Colorado’s new comprehensive privacy law (CPA)
Posted: November 3, 2022
A look at the requirements of the Colorado Privacy Act (CPA).
The US data privacy legislative landscape is becoming increasingly fragmented, and organizations that operate in or do business with the USA need to keep track of the new legislation that is being planned. Businesses also need to make sure that they understand and comply with the new laws when they go live. Following in California and Virginia’s footsteps, Colorado has passed a new comprehensive privacy law, the Colorado Privacy Act (CPA).

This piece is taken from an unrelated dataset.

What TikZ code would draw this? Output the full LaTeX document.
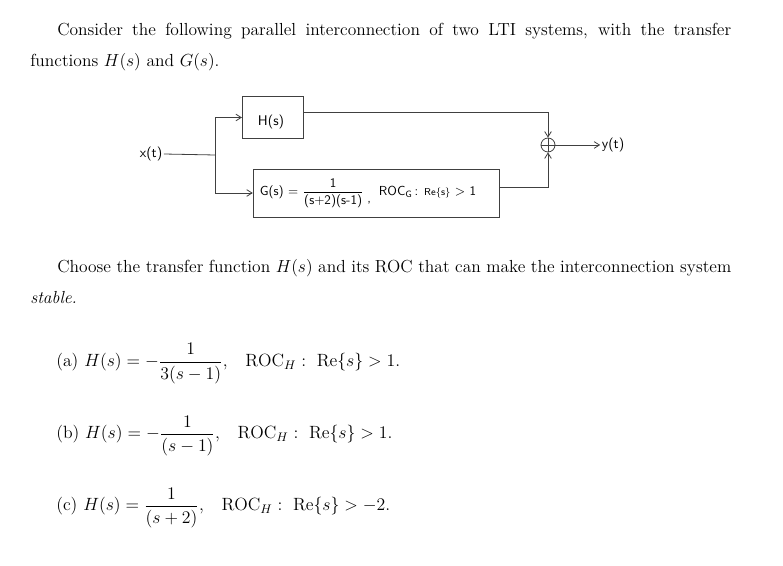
\RequirePackage{fix-cm}
\documentclass[tikz,border=0pt]{standalone}
\usepackage{amsmath}
\usepackage{fontspec}
\usetikzlibrary{arrows.meta}
\tikzset{
  txt/.style={anchor=base west, inner sep=0pt, font=\fontsize{13.1}{15}\selectfont},
  opt/.style={anchor=base west, inner sep=0pt, font=\fontsize{13.3}{15}\selectfont},
  hand/.style={inner sep=1pt, font=\fontsize{10.5}{12}\sffamily\addfontfeature{LetterSpace=8}},
  handline/.style={line width=0.6pt, draw=black!75},
  handarrow/.style={handline, -{Straight Barb[length=4pt,width=5pt]}},
  blockbox/.style={handline, rectangle, inner sep=0pt},
}
\begin{document}
\begin{tikzpicture}[x=0.75pt,y=-0.75pt]
\useasboundingbox[fill=white] (0,0) rectangle (783,566);
% text
\node[txt] (l1) at (57,36) {\makebox[505.5pt][s]{Consider the following parallel interconnection of two LTI systems, with the transfer}};
\node[txt] (l2) at (30,67) {functions $H(s)$ and $G(s)$.};
\node[txt] (l3) at (57,273) {\makebox[505.5pt][s]{Choose the transfer function $H(s)$ and its ROC that can make the interconnection system}};
\node[txt] (l4) at (30,304) {\textit{stable.}};
% options
\node[opt] (oa) at (56,367) {(a) $H(s) = -\dfrac{1}{3(s-1)}$,\quad $\mathrm{ROC}_H:\ \mathrm{Re}\{s\}>1.$};
\node[opt] (ob) at (56,439) {(b) $H(s) = -\dfrac{1}{(s-1)}$,\quad $\mathrm{ROC}_H:\ \mathrm{Re}\{s\}>1.$};
\node[opt] (oc) at (56,511) {(c) $H(s) = \dfrac{1}{(s+2)}$,\quad $\mathrm{ROC}_H:\ \mathrm{Re}\{s\}>-2.$};
% diagram
\node[hand] (x) at (151,154) {x(t)};
\coordinate (j) at (215,155);
\node[blockbox, minimum width=46pt, minimum height=32pt] (h) at (273,117.5) {};
\node[hand] (hl) at (271,122) {H(s)};
\node[blockbox, minimum width=185pt, minimum height=36pt] (g) at (376.5,193) {};
\node[hand, font=\fontsize{9.8}{11}\sffamily\addfontfeature{LetterSpace=7}] (gl) at (368,193)
  {G(s) = $\dfrac{\text{1}}{\text{(s+2)(s-1)}}$\raisebox{-1.2ex}{\;,}\; ROC$_\text{G}$\,: {\fontsize{7.5}{8}\selectfont Re\{s\}} $>$ 1};
\node[handline, circle, minimum size=10.5pt, inner sep=0pt] (sum) at (548,145) {};
\draw[handline] (sum.north) -- (sum.south) (sum.west) -- (sum.east);
\node[hand] (y) at (613,145) {y(t)};
\draw[handline] (x.east) -- (j);
\draw[handarrow] (j) |- (h.west);
\draw[handarrow] (j) |- (g.west);
\draw[handarrow] ([yshift=4pt]h.east) -| (sum.north);
\draw[handarrow] ([yshift=4pt]g.east) -| (sum.south);
\draw[handarrow] (sum.east) -- (y.west);
\end{tikzpicture}
\end{document}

In this article, we will look at who should comply with the CPA, and outline the main requirements.
Applicability
The CPA applies to “controllers.” Your business is a “controller” if it conducts business in Colorado or target consumers in Colorado, and either:
- Controls or processes the personal data of more than 100,000 consumers per calendar year, or
- Derives revenue from the sale of personal data, and processes or controls the personal data of 25,000 or more consumers.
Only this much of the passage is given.